歌番組を見ていると、男性も女性も、大勢のメンバーで踊りながら歌うものばかりである。おそらく全出演者の半分以上はそうであろう。同じような歌や踊りを、繰り返し延々と見せられているようだ。特にファンでない人や中高年にとっては、みな同じグループように見えるだろう。昭和歌謡曲と違って後に歌詞が記憶に残るような名曲も出てこなくなったし、1人のアイドルというものも出なくなった。日本の歌が衰退していく思いだ。

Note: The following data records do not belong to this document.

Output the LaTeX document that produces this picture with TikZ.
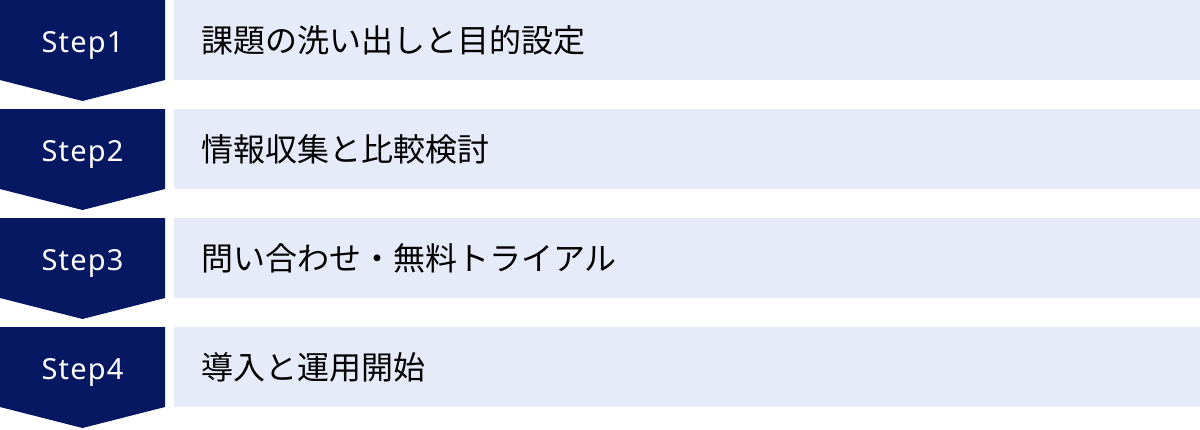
\documentclass[tikz,border=0pt]{standalone}
\usepackage{fontspec}
\setmainfont{Noto Sans CJK JP}
\newfontfamily\stepfont[LetterSpace=4]{Noto Sans}
\definecolor{navy}{HTML}{061862}
\definecolor{pale}{HTML}{E5EBF8}
\tikzset{
  stepshape/.style={fill=navy, draw=none},
  steplabel/.style={text=white, font=\stepfont\fontsize{29}{35}\selectfont, inner sep=0pt, anchor=base},
  boxshape/.style={fill=pale, draw=none, minimum width=1026pt, minimum height=80pt, inner sep=0pt, anchor=north west},
  boxlabel/.style={text=black, font=\fontsize{32}{38}\selectfont, inner sep=0pt, anchor=west},
}
\begin{document}
\begin{tikzpicture}[x=1pt,y=-1pt]
\useasboundingbox (0,0) rectangle (1200,429);
\foreach \i/\t in {1/{課題の洗い出しと目的設定},2/{情報収集と比較検討},3/{問い合わせ・無料トライアル},4/{導入と運用開始}} {
  \pgfmathsetmacro{\top}{(\i-1)*109}
  \fill[stepshape] (0,\top) -- (165,\top) -- (165,\top+80) -- (82.5,\top+101) -- (0,\top+80) -- cycle;
  \node[steplabel] (s\i) at (82.5,\top+52.5) {Step\i};
  \node[boxshape] (b\i) at (174,\top) {};
  \node[boxlabel] (t\i) at (201,\top+40) {\t};
}
\end{tikzpicture}
\end{document}
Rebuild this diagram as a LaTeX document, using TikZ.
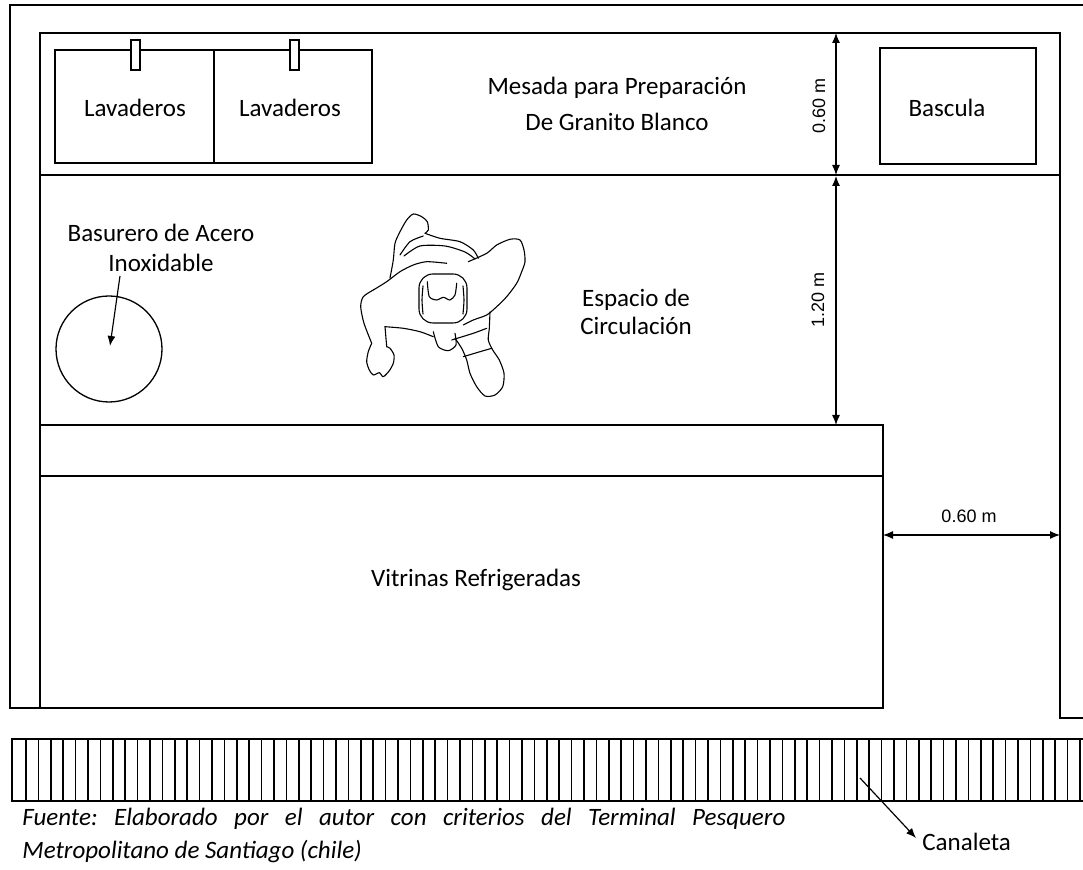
\documentclass[tikz,border=0pt]{standalone}
\usepackage{fontspec}
\setmainfont{Carlito}
\newfontfamily\dimfont{Liberation Sans}
\usetikzlibrary{arrows.meta}
\frenchspacing

\begin{document}
\begin{tikzpicture}[x=0.5pt,y=-0.5pt,
  wall/.style={line width=0.75pt},
  thinline/.style={line width=0.65pt},
  lbl/.style={font=\fontsize{12.5}{15}\selectfont, inner sep=0pt, align=center},
  dimlbl/.style={font=\dimfont\fontsize{9}{10}\selectfont, inner sep=0pt},
  dimarrow/.style={line width=0.6pt, {Latex[length=5pt,width=4pt]}-{Latex[length=5pt,width=4pt]}},
  pointer/.style={line width=0.6pt, -{Latex[length=5pt,width=4pt]}},
  body/.style={line width=0.55pt, line join=round, line cap=round, smooth, tension=0.45}
]
\useasboundingbox (0,0) rectangle (1083,870);

% outer wall
\draw[wall] (1083,5) -- (10,5) -- (10,708) -- (40,708);
% inner frame of the stall
\draw[wall] (40,708) -- (40,33) -- (1060,33) -- (1060,718) -- (1083,718);
\draw[wall] (40,175) -- (1060,175);

% sinks
\draw[thinline] (55,50) rectangle (372,163);
\draw[thinline] (214,50) -- (214,163);
\draw[thinline,fill=white] (131,40) rectangle (140,70);
\draw[thinline,fill=white] (290,40) rectangle (299,70);
\node[lbl] (lav1) at (135,108) {Lavaderos};
\node[lbl] (lav2) at (290,108) {Lavaderos};
\node[lbl,font=\fontsize{12.5}{18}\selectfont] (mesada) at (617,104) {Mesada para Preparación\\De Granito Blanco};

% scale
\draw[thinline] (880,48) rectangle (1036,164);
\node[lbl] (bascula) at (947,108) {Bascula};

% dimensions
\coordinate (d1a) at (836,33);
\coordinate (d1b) at (836,175);
\coordinate (d2a) at (836,176);
\coordinate (d2b) at (836,425);
\draw[dimarrow] (d1a) -- (d1b);
\draw[dimarrow] (d2a) -- (d2b);
\node[dimlbl,rotate=90] (dim1) at (819,106) {0.60 m};
\node[dimlbl,rotate=90] (dim2) at (818,300) {1.20 m};
\coordinate (d3a) at (883,535);
\coordinate (d3b) at (1060,535);
\draw[dimarrow] (d3a) -- (d3b);
\node[dimlbl] (dim3) at (969,516) {0.60 m};

% refrigerated display cases
\draw[wall] (40,425) -- (883,425) -- (883,708) -- (40,708);
\draw[wall] (40,476) -- (883,476);
\node[lbl] (vitrinas) at (476,580) {Vitrinas Refrigeradas};

% stainless steel bin
\draw[thinline] (109,349) circle[radius=53];
\coordinate (bin) at (110,346);
\node[lbl,font=\fontsize{12.5}{15}\selectfont] (basurero) at (161,248) {Basurero de Acero\\Inoxidable};
\draw[pointer] (120,276) -- (bin);

% circulation space
\node[lbl,font=\fontsize{12.5}{14}\selectfont] (espacio) at (636,312) {Espacio de\\Circulación};

% person seen from above
\draw[body] plot coordinates {(390,278) (393.3,260) (395,243.3) (400,231.7) (406.7,220) (413.3,214) (421.7,216.7) (427.3,221.7) (428.3,230) (425,233.3)};
\draw[body] plot coordinates {(425,233.3) (440,238.3) (460,241.7) (473.3,250) (478.3,258.3)};
\draw[body] plot coordinates {(400,255) (410,241.7) (423.3,236)};
\draw[body] plot coordinates {(404,256) (420,246) (445,246) (465,252) (475,259)};
\draw[body] plot coordinates {(468.3,261.7) (486.7,253.3) (496.7,245) (510,239.3) (520,240) (524,250) (525,261.7) (521.7,271.7) (516.7,283.3) (506.7,296.7) (496.7,306.7) (486.7,315) (473.3,320) (463.3,325)};
\draw[body] plot coordinates {(373.3,290) (386.7,281.7) (400,271.7) (413.3,265) (426.7,261.7) (446.7,263.3)};
\draw[body] plot coordinates {(373.3,290) (363.3,296.7) (360.7,306.7) (364,323.3) (371.7,343.3)};
\draw[body] plot coordinates {(371.7,343.3) (368.3,351.7) (366.7,361.7) (369.3,370) (373.3,375) (379.3,372.7) (383.3,376.7) (389.3,370.7) (393.3,363.3) (394,355) (390,348.3) (386.7,346.7)};
\draw[body] (386.7,346.7) -- (385,326.7);
\draw[body] plot coordinates {(385,326.7) (403.3,328.3) (420,331.7) (433.3,336.7)};
\draw[body] plot coordinates {(433.3,331.7) (438.3,346.7) (448.3,350.7) (456,345) (455,333.3)};
\draw[body] plot coordinates {(455,338.3) (461.7,348.3) (466.7,360) (470,373.3) (476.7,386.7) (485,396) (495,395) (502.7,386.7) (504,373.3) (499.3,360) (492.7,350) (488.3,340) (489.3,328.3) (490,312)};
\draw[body] plot coordinates {(463.3,356.7) (480,351.7) (491.7,348.3)};
\draw[body] plot coordinates {(451.7,340) (473.3,333.3) (486.7,328.3)};
\draw[line width=0.55pt, rounded corners=7pt] (419,274) rectangle (467,323);
\draw[body] plot coordinates {(427.3,281.7) (429.3,296.7) (436.7,300) (443.3,297.3) (450,300) (455,295) (456.7,283.3)};
\draw[body] plot coordinates {(423,286) (422,300) (423,314)};
\draw[body] plot coordinates {(463,286) (464,300) (463,314)};

% drainage channel
\draw[wall] (1090,739) -- (12,739) -- (12,801) -- (1090,801);
\foreach \k in {0,...,85} {
  \draw[wall] ({26+12.4*\k},739) -- ({26+12.4*\k},801);
}
\coordinate (canal) at (860,778);
\node[lbl,anchor=west] (canaleta) at (922,842) {Canaleta};
\draw[pointer] (canal) -- (916,838);

% source note
\node[anchor=west, inner sep=0pt, font=\itshape\fontsize{12.5}{15}\selectfont] (fuente1) at (22,819)
  {\makebox[381.5pt][s]{Fuente: Elaborado por el autor con criterios del Terminal Pesquero}};
\node[anchor=west, inner sep=0pt, font=\itshape\fontsize{12.5}{15}\selectfont] (fuente2) at (22,852)
  {Metropolitano de Santiago (chile)};
\end{tikzpicture}
\end{document}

バラエティも似たような内容の番組ばかりとなった。たしかに日本は良くも悪くも、みなが一気に同じ方向に突き進む傾向が強いが、昭和や平成の時代は今ほどそれが顕著ではなく、もっと個性があったように思う。テレビ局と特定の芸能事務所等との癒着が強くなりすぎてしまい、元に戻せなくなってしまったためだろうか。
いずれにせよ、テレビ局は歌手や芸人たちに能力や個性がなくても、演出技法や売り出し方で番組を成立させられるようにしてきた。そしてその行為は、今後本当に面白い芸人や名曲が生まれてくる環境をつぶすことにもつながってしまう。テレビ局の責任はとても大きい。